Job =
Take the material below and retype it in full; pictures are left out.

>> Start Dataset content

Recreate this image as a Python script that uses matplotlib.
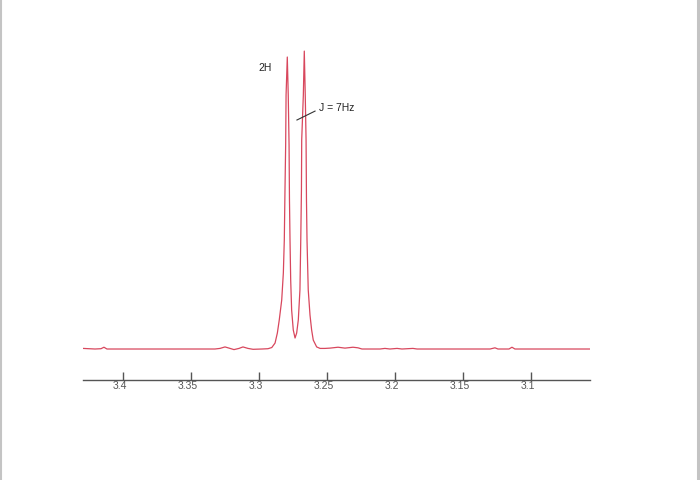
import matplotlib
matplotlib.use("Agg")
import matplotlib.pyplot as plt
from matplotlib.lines import Line2D
from matplotlib.transforms import ScaledTranslation

plt.rcParams["font.family"] = ["Liberation Sans", "DejaVu Sans"]

# chemical shift (ppm) and intensity
ppm = [3.4294, 3.4206, 3.4162, 3.4140, 3.4118, 3.3801, 3.3324, 3.3287, 3.3250,
       3.3213, 3.3184, 3.3147, 3.3118, 3.3081, 3.3044, 3.2978, 3.2934, 3.2906,
       3.2882, 3.2865, 3.2851, 3.2833, 3.2821, 3.2814, 3.2809, 3.2804, 3.2801,
       3.2792, 3.2785, 3.2779, 3.2776, 3.2772, 3.2767, 3.2760, 3.2748, 3.2735,
       3.2723, 3.2711, 3.2699, 3.2693, 3.2688, 3.2686, 3.2674, 3.2667, 3.2660,
       3.2654, 3.2651, 3.2647, 3.2638, 3.2625, 3.2613, 3.2601, 3.2576, 3.2551,
       3.2515, 3.2478, 3.2419, 3.2368, 3.2309, 3.2272, 3.2243, 3.2110, 3.2074,
       3.2037, 3.1985, 3.1949, 3.1868, 3.1838, 3.1301, 3.1265, 3.1243, 3.1162,
       3.1140, 3.1118, 3.0566]
intensity = [0.2, 0.0, 0.1, 0.6, 0.0, 0.0, 0.0, 0.2, 0.7,
             0.2, -0.2, 0.2, 0.7, 0.2, -0.1, 0.0, 0.1, 0.5,
             2.0, 5.4, 9.8, 16.5, 25.6, 36.7, 53.5, 68.7, 85.5,
             98.3, 85.5, 68.7, 50.2, 36.7, 23.2, 13.1, 6.4, 3.7,
             5.4, 9.8, 19.9, 36.7, 53.5, 70.4, 85.5, 100.3, 85.5,
             70.4, 50.2, 36.7, 19.9, 11.4, 6.4, 3.0, 0.7, 0.2,
             0.2, 0.3, 0.6, 0.3, 0.6, 0.4, 0.0, 0.0, 0.2,
             0.0, 0.2, 0.0, 0.2, 0.0, 0.0, 0.4, 0.0, 0.0,
             0.6, 0.0, 0.0]

tick_pos = [3.4, 3.35, 3.3, 3.25, 3.2, 3.15, 3.1]
tick_labels = ["3.4", "3.35", "3.3", "3.25", "3.2", "3.15", "3.1"]

label_2h = "2H"
label_j = "J = 7Hz"

fig = plt.figure(figsize=(7, 4.8), dpi=100)
ax = fig.add_axes([0.1186, 0.2083, 0.7243, 0.7084])

ax.plot(ppm, intensity, color="#d8475d", lw=0.9)

ax.set_xlim(3.4294, 3.0566)
ax.set_ylim(-10.44, 104.04)

for s in ("top", "left", "right"):
    ax.spines[s].set_visible(False)
ax.spines["bottom"].set_color("#555555")
ax.spines["bottom"].set_linewidth(1.0)
ax.set_yticks([])
ax.set_xticks(tick_pos)
ax.set_xticklabels(tick_labels)
ax.tick_params(axis="x", direction="in", length=6, width=1, color="#555555",
               pad=1, labelsize=7.5, labelcolor="#555555")
shift = ScaledTranslation(-3 / 100, 0, fig.dpi_scale_trans)
for lbl in ax.get_xticklabels():
    lbl.set_transform(lbl.get_transform() + shift)

ax.text(3.2956, 94.6, label_2h, fontsize=7.5, color="#222222",
        ha="center", va="center")
ax.plot([3.2721, 3.2588], [77.1, 80.1], color="#333333", lw=0.8)
ax.text(3.2559, 81.1, label_j, fontsize=7.5, color="#222222",
        ha="left", va="center")

# grey frame edges of the original screenshot
fig.add_artist(Line2D([0.0015, 0.0015], [0, 1], transform=fig.transFigure,
                      color="#c4c4c4", lw=1.5))
fig.add_artist(Line2D([0.997, 0.997], [0, 1], transform=fig.transFigure,
                      color="#c4c4c4", lw=2.2))

fig.savefig("out.png", dpi=100)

>> End Dataset content

Completed task =
Recreate this image as a Python script that uses matplotlib.
import matplotlib
matplotlib.use("Agg")
import matplotlib.pyplot as plt
from matplotlib.lines import Line2D
from matplotlib.transforms import ScaledTranslation

plt.rcParams["font.family"] = ["Liberation Sans", "DejaVu Sans"]

# chemical shift (ppm) and intensity
ppm = [3.4294, 3.4206, 3.4162, 3.4140, 3.4118, 3.3801, 3.3324, 3.3287, 3.3250,
       3.3213, 3.3184, 3.3147, 3.3118, 3.3081, 3.3044, 3.2978, 3.2934, 3.2906,
       3.2882, 3.2865, 3.2851, 3.2833, 3.2821, 3.2814, 3.2809, 3.2804, 3.2801,
       3.2792, 3.2785, 3.2779, 3.2776, 3.2772, 3.2767, 3.2760, 3.2748, 3.2735,
       3.2723, 3.2711, 3.2699, 3.2693, 3.2688, 3.2686, 3.2674, 3.2667, 3.2660,
       3.2654, 3.2651, 3.2647, 3.2638, 3.2625, 3.2613, 3.2601, 3.2576, 3.2551,
       3.2515, 3.2478, 3.2419, 3.2368, 3.2309, 3.2272, 3.2243, 3.2110, 3.2074,
       3.2037, 3.1985, 3.1949, 3.1868, 3.1838, 3.1301, 3.1265, 3.1243, 3.1162,
       3.1140, 3.1118, 3.0566]
intensity = [0.2, 0.0, 0.1, 0.6, 0.0, 0.0, 0.0, 0.2, 0.7,
             0.2, -0.2, 0.2, 0.7, 0.2, -0.1, 0.0, 0.1, 0.5,
             2.0, 5.4, 9.8, 16.5, 25.6, 36.7, 53.5, 68.7, 85.5,
             98.3, 85.5, 68.7, 50.2, 36.7, 23.2, 13.1, 6.4, 3.7,
             5.4, 9.8, 19.9, 36.7, 53.5, 70.4, 85.5, 100.3, 85.5,
             70.4, 50.2, 36.7, 19.9, 11.4, 6.4, 3.0, 0.7, 0.2,
             0.2, 0.3, 0.6, 0.3, 0.6, 0.4, 0.0, 0.0, 0.2,
             0.0, 0.2, 0.0, 0.2, 0.0, 0.0, 0.4, 0.0, 0.0,
             0.6, 0.0, 0.0]

tick_pos = [3.4, 3.35, 3.3, 3.25, 3.2, 3.15, 3.1]
tick_labels = ["3.4", "3.35", "3.3", "3.25", "3.2", "3.15", "3.1"]

label_2h = "2H"
label_j = "J = 7Hz"

fig = plt.figure(figsize=(7, 4.8), dpi=100)
ax = fig.add_axes([0.1186, 0.2083, 0.7243, 0.7084])

ax.plot(ppm, intensity, color="#d8475d", lw=0.9)

ax.set_xlim(3.4294, 3.0566)
ax.set_ylim(-10.44, 104.04)

for s in ("top", "left", "right"):
    ax.spines[s].set_visible(False)
ax.spines["bottom"].set_color("#555555")
ax.spines["bottom"].set_linewidth(1.0)
ax.set_yticks([])
ax.set_xticks(tick_pos)
ax.set_xticklabels(tick_labels)
ax.tick_params(axis="x", direction="in", length=6, width=1, color="#555555",
               pad=1, labelsize=7.5, labelcolor="#555555")
shift = ScaledTranslation(-3 / 100, 0, fig.dpi_scale_trans)
for lbl in ax.get_xticklabels():
    lbl.set_transform(lbl.get_transform() + shift)

ax.text(3.2956, 94.6, label_2h, fontsize=7.5, color="#222222",
        ha="center", va="center")
ax.plot([3.2721, 3.2588], [77.1, 80.1], color="#333333", lw=0.8)
ax.text(3.2559, 81.1, label_j, fontsize=7.5, color="#222222",
        ha="left", va="center")

# grey frame edges of the original screenshot
fig.add_artist(Line2D([0.0015, 0.0015], [0, 1], transform=fig.transFigure,
                      color="#c4c4c4", lw=1.5))
fig.add_artist(Line2D([0.997, 0.997], [0, 1], transform=fig.transFigure,
                      color="#c4c4c4", lw=2.2))

fig.savefig("out.png", dpi=100)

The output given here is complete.